We have had a significant two day heat spell which is really going to kick harvest into gear. In addition, the presence of the two large and still unchecked fires in Lake County and more up in Trinity County have made it hazy, which lends a slightly post-Apocalyptic flavor to the beginning of harvest.
The effect of heat spikes on grape chemistry is one of concentration – the brix goes up dramatically, titratable acidity goes up slightly, and pH can stay the same or increase slightly.
Depending on what stage the vines are in the sugar can drop back down more in balance with the acid numbers with some cooler weather and irrigation.
People always say that Pinot Noir is a challenging varietal to make into great wine. Small clusters, low yields, thin skins, propensity to rot, and an amazing capacity to reflect the site where it is grown (good or bad), support that reputation. Over the thousand plus years that Pinot Noir has been grown in Burgundy, very specific winemaking practices have arisen focused specifically on getting the best out of the chimerical Pinot grape. One such practice is the use of open top fermenting tanks. Open top tanks require that one uses hand punchdowns to push the cap back into the fermenting wine. This is a fun process, if a little dangerous. Some notable producers in the US and abroad actually get into the tank to do a full body punch down. Another notable impact of using open top tanks is that they can blow off significant amounts of alcohol during the fermentation, up to 1.5% by some estimations. This can be a good or bad thing depending on your perspective and the specific lot.

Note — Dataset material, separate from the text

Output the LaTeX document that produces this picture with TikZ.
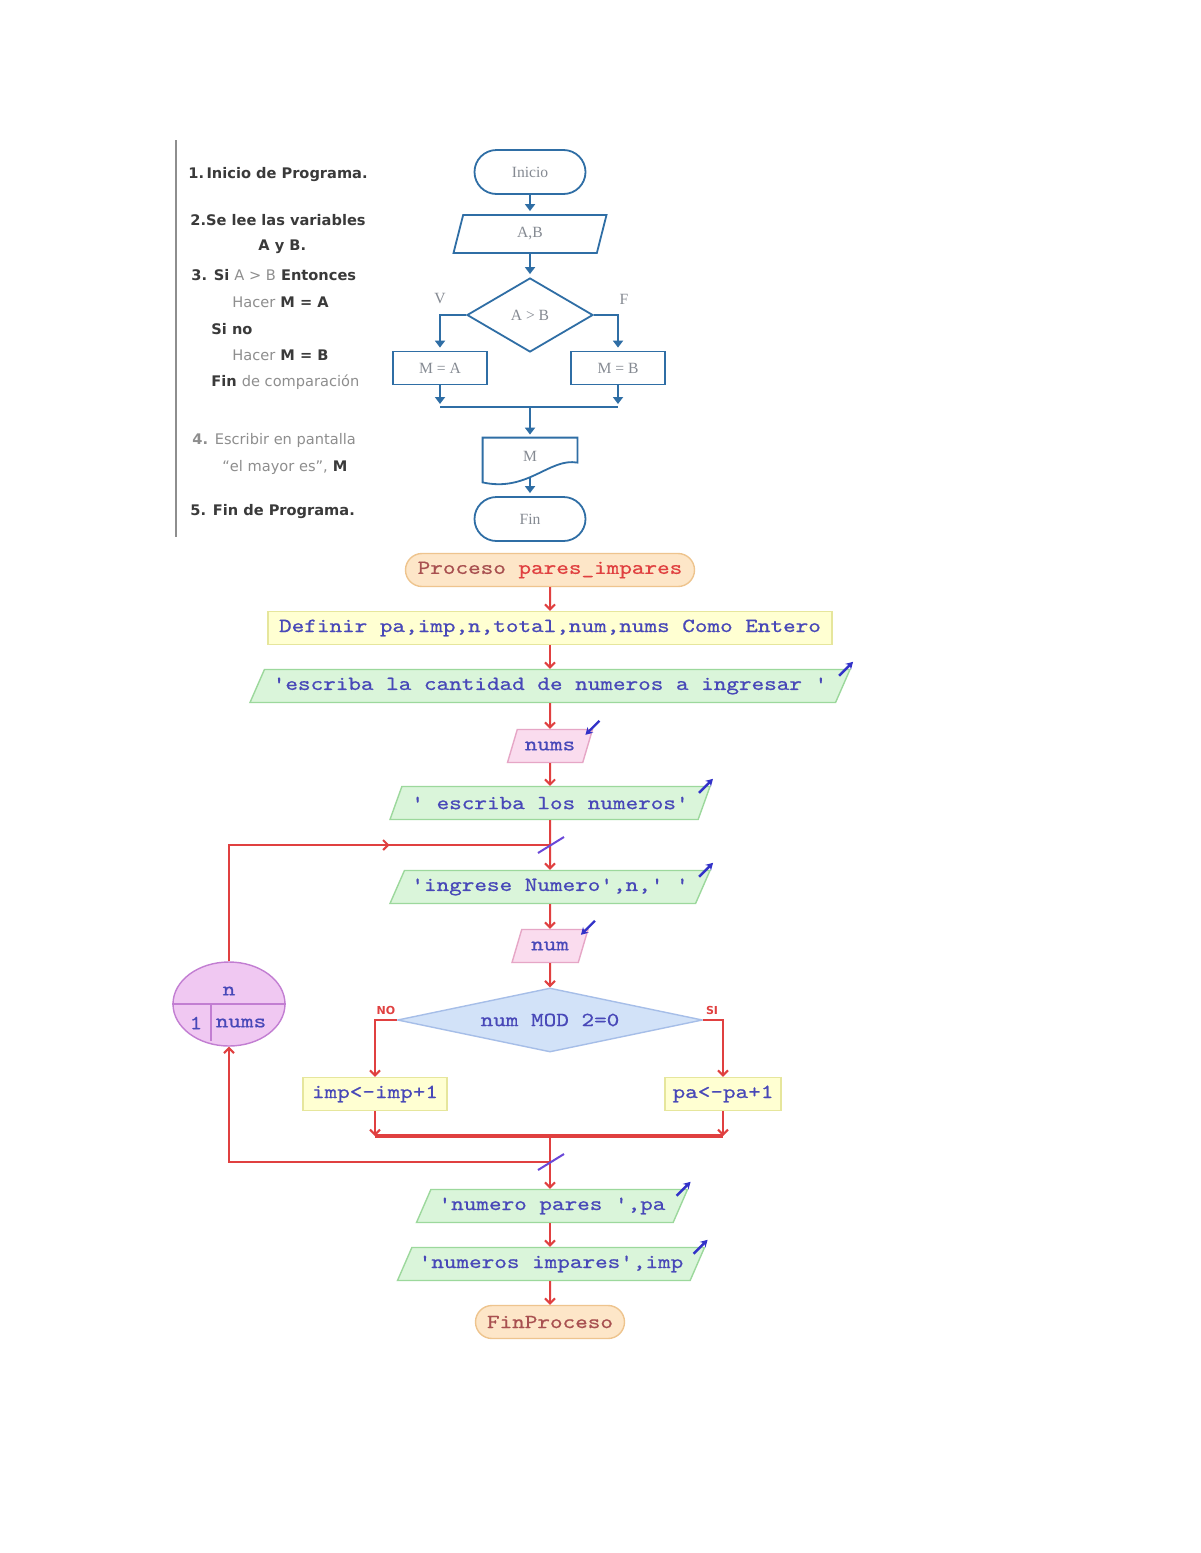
\documentclass[tikz,border=0pt]{standalone}
\usepackage{fontspec}
\setmainfont{DejaVu Sans}
\setmonofont{Latin Modern Mono}[FakeStretch=1.2,FakeBold=0.6]
\newfontfamily\chartfont{Liberation Serif}
\usetikzlibrary{shapes.geometric,shapes.misc,arrows.meta,calc}
\definecolor{chartblue}{HTML}{2F6EA5}
\definecolor{chartgray}{HTML}{858A92}
\definecolor{darktxt}{HTML}{3A3A3A}
\definecolor{litetxt}{HTML}{8E8E8E}
\definecolor{pred}{HTML}{E04040}
\definecolor{ptext}{HTML}{4848B8}
\definecolor{pbrown}{HTML}{A85050}
\definecolor{procfill}{HTML}{FDE6C8}
\definecolor{procline}{HTML}{EEC48E}
\definecolor{yfill}{HTML}{FFFFD2}
\definecolor{yline}{HTML}{E6E69C}
\definecolor{gfill}{HTML}{DAF5DA}
\definecolor{gline}{HTML}{9CD89C}
\definecolor{pkfill}{HTML}{FADCEE}
\definecolor{pkline}{HTML}{E6A6C6}
\definecolor{bfill}{HTML}{D2E2F8}
\definecolor{bline}{HTML}{A6BEE8}
\definecolor{vfill}{HTML}{F0C8F2}
\definecolor{vline}{HTML}{C27ED2}
\definecolor{iconblue}{HTML}{3232C8}
\definecolor{slashc}{HTML}{6A48D8}
\newcommand{\lite}[1]{\textcolor{litetxt}{#1}}
\begin{document}
\begin{tikzpicture}[x=0.5pt,y=-0.5pt,
  chart/.style={draw=chartblue,line width=0.9pt,text=chartgray,font=\chartfont\fontsize{7.8}{9}\selectfont,inner sep=1pt},
  cflow/.style={draw=chartblue,line width=0.9pt,-{Triangle[length=3.5pt,width=5pt]},shorten >=1.5pt},
  ctext/.style={text=chartgray,font=\chartfont\fontsize{7.8}{9}\selectfont},
  steptext/.style={anchor=west,inner sep=0pt,text=darktxt,font=\fontsize{7.3}{9}\selectfont\bfseries},
  psbox/.style={font=\ttfamily\fontsize{10}{12}\selectfont,text=ptext,line width=0.7pt,inner sep=2pt,minimum height=16.5pt},
  procbox/.style={psbox,rounded rectangle,inner xsep=0pt,fill=procfill,draw=procline},
  defbox/.style={psbox,rectangle,fill=yfill,draw=yline},
  outbox/.style={psbox,trapezium,trapezium left angle=60,trapezium right angle=120,trapezium stretches body,fill=gfill,draw=gline},
  inbox/.style={outbox,fill=pkfill,draw=pkline},
  condbox/.style={psbox,diamond,aspect=4.8,inner sep=0pt,fill=bfill,draw=bline},
  pline/.style={draw=pred,line width=1pt},
  pflow/.style={pline,-{Straight Barb[length=2.5pt,width=5pt]}},
  ioarrow/.style={draw=iconblue,line width=1.2pt,-{Stealth[length=3.5pt,width=4pt]}},
  slash/.style={draw=slashc,line width=1pt},
  nolabel/.style={text=pred,inner sep=0pt,font=\fontsize{5.5}{6}\selectfont\bfseries}]
\useasboundingbox (0,0) rectangle (1200,1553);
\fill[white] (0,0) rectangle (1200,1553);

% upper part: steps and flowchart
\draw[litetxt,line width=0.8pt] (176,140) -- (176,537);
\node[steptext] (s1) at (188,175) {1.\,Inicio de Programa.};
\node[steptext] (s2) at (190,220) {2.Se lee las variables};
\node[steptext] (s2b) at (258,247) {A y B.};
\node[steptext] (s3) at (191,275) {3. Si \lite{\mdseries A > B} Entonces};
\node[steptext] (s3a) at (232,302) {\lite{\mdseries Hacer} M = A};
\node[steptext] (s3b) at (211,329) {Si no};
\node[steptext] (s3c) at (232,355) {\lite{\mdseries Hacer} M = B};
\node[steptext] (s3d) at (211,382) {Fin \lite{\mdseries de comparación}};
\node[steptext] (s4) at (192,440) {\lite{4. \mdseries Escribir en pantalla}};
\node[steptext] (s4b) at (222,467) {\lite{\mdseries ``el mayor es'',} M};
\node[steptext] (s5) at (190,512) {5. Fin de Programa.};

\node[chart,rounded rectangle,minimum width=57.5pt,minimum height=22pt] (inicio) at (530,172) {Inicio};
\node[chart,trapezium,trapezium left angle=60,trapezium right angle=120,trapezium stretches body,minimum width=76.5pt,minimum height=19pt] (ab) at (530,234) {A,B};
\node[chart,diamond,aspect=1.7,inner sep=0pt,minimum width=63pt,minimum height=37pt] (cmp) at (530,315) {A > B};
\node[chart,minimum width=47pt,minimum height=16.5pt] (ma) at (440,368) {M = A};
\node[chart,minimum width=47pt,minimum height=16.5pt] (mb) at (618,368) {M = B};
\node[ctext,minimum width=47pt,minimum height=21pt] (mdoc) at (530,459) {};
\node[ctext] (mtxt) at (530,456) {M};
\node[chart,rounded rectangle,minimum width=57.5pt,minimum height=22pt] (fin) at (530,519) {Fin};
\node[ctext] (v) at (440,299) {V};
\node[ctext] (f) at (624,299) {F};
\coordinate (jl) at (440,407);
\coordinate (jr) at (618,407);
\coordinate (jm) at (530,407);
\draw[chart] (mdoc.north west) -- (mdoc.north east) -- ($(mdoc.north east)+(0,25)$)
  .. controls ($(mdoc.north east)+(-28,20)$) and ($(mdoc.south west)+(45,12)$) .. ($(mdoc.south west)+(0,2)$) -- cycle;
\draw[cflow] (inicio) -- (ab);
\draw[cflow] (ab) -- (cmp);
\draw[cflow] (cmp.west) -| (ma.north);
\draw[cflow] (cmp.east) -| (mb.north);
\draw[cflow] (ma.south) -- (jl);
\draw[cflow] (mb.south) -- (jr);
\draw[chart] (jl) -- (jr);
\draw[cflow] (jm) -- (mdoc.north);
\draw[cflow] ($(mdoc.south)+(0,-3)$) -- (fin);

% lower part: PSeInt diagram
\node[procbox,minimum width=144.5pt,text=pbrown] (proc) at (550,570) {Proceso \textcolor{pred}{pares\_impares}};
\node[defbox,minimum width=282pt] (def) at (550,628) {Definir pa,imp,n,total,num,nums Como Entero};
\node[outbox,minimum width=300pt] (out1) at (550,686) {'escriba la cantidad de numeros a ingresar '};
\node[inbox,minimum width=42.5pt] (in1) at (550,746) {nums};
\node[outbox,minimum width=160pt] (out2) at (550,803) {' escriba los numeros'};
\node[outbox,minimum width=160pt] (out3) at (550,887) {'ingrese Numero',n,' '};
\node[inbox,minimum width=38pt] (in2) at (550,946) {num};
\node[condbox,minimum width=152.5pt,minimum height=32pt] (cond) at (550,1020) {num MOD 2=0};
\node[defbox,minimum width=72pt] (imp) at (375,1094) {imp<-imp+1};
\node[defbox,minimum width=58pt] (pa) at (723,1094) {pa<-pa+1};
\node[outbox,minimum width=135.5pt] (out4) at (552,1206) {'numero pares ',pa};
\node[outbox,minimum width=153.5pt] (out5) at (551,1264) {'numeros impares',imp};
\node[procbox,minimum width=74.5pt,text=pbrown] (finp) at (550,1322) {FinProceso};
\node[ellipse,fill=vfill,draw=vline,line width=0.7pt,minimum width=56pt,minimum height=42pt] (para) at (229,1004) {};
\draw[vline,line width=0.7pt] (para.west) -- (para.east);
\draw[vline,line width=0.7pt] (211,1004) -- (211,1041);
\node[psbox,minimum height=0pt,inner sep=0pt] (pn) at (229,991) {n};
\node[psbox,minimum height=0pt,inner sep=0pt] (pi) at (196,1023) {1};
\node[psbox,minimum height=0pt,inner sep=0pt] (pnums) at (241,1023) {nums};
\node[nolabel] (no) at (386,1010) {NO};
\node[nolabel] (si) at (712,1010) {SI};
\coordinate (j1) at (550,845);
\coordinate (j2) at (550,1136);
\coordinate (j3) at (550,1162);

\draw[pflow] (proc) -- (def);
\draw[pflow] (def) -- (out1);
\draw[pflow] (out1) -- (in1);
\draw[pflow] (in1) -- (out2);
\draw[pflow] (out2) -- (out3);
\draw[pflow] (out3) -- (in2);
\draw[pflow] (in2) -- (cond);
\draw[pflow] (cond.west) -| (imp.north);
\draw[pflow] (cond.east) -| (pa.north);
\draw[pflow] (imp.south) -- (imp.south |- j2);
\draw[pflow] (pa.south) -- (pa.south |- j2);
\draw[pline,line width=1.6pt] (imp.south |- j2) -- (pa.south |- j2);
\draw[pline] (j2) -- (j3);
\draw[pflow] (j3) -- (j3 |- out4.north);
\draw[pflow] (out4.south -| j3) -- (out5.north -| j3);
\draw[pflow] (out5.south -| j3) -- (finp);
\draw[pline] (para.north) -- (para.north |- j1) -- (j1);
\draw[pflow] (para.north |- j1) -- ($(para.north |- j1)!0.5!(j1)$);
\draw[pflow] (j3) -| (para.south);
\draw[slash] ($(j1)+(-12,8)$) -- ($(j1)+(14,-8)$);
\draw[slash] ($(j3)+(-12,8)$) -- ($(j3)+(14,-8)$);
\foreach \n in {out1,out2,out3,out4,out5}
  \draw[ioarrow] ([shift={(-12,7)}]\n.top right corner) -- ++(14,-14);
\foreach \n in {in1,in2}
  \draw[ioarrow] ([shift={(6,-8)}]\n.top right corner) -- ++(-14,14);
\end{tikzpicture}
\end{document}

I think it is interesting to note that many of the winemaking practices, techniques, and minimalist philosophy in Burgundy are products of the resources early vignerons had at their disposal. Is there anything cheaper or easier than native yeast fermentations?
(Picture: Bien Nacido about a third of the way through fermentation. Random trivia – the word fermentation is a derivation of the Latin word 'to boil'.)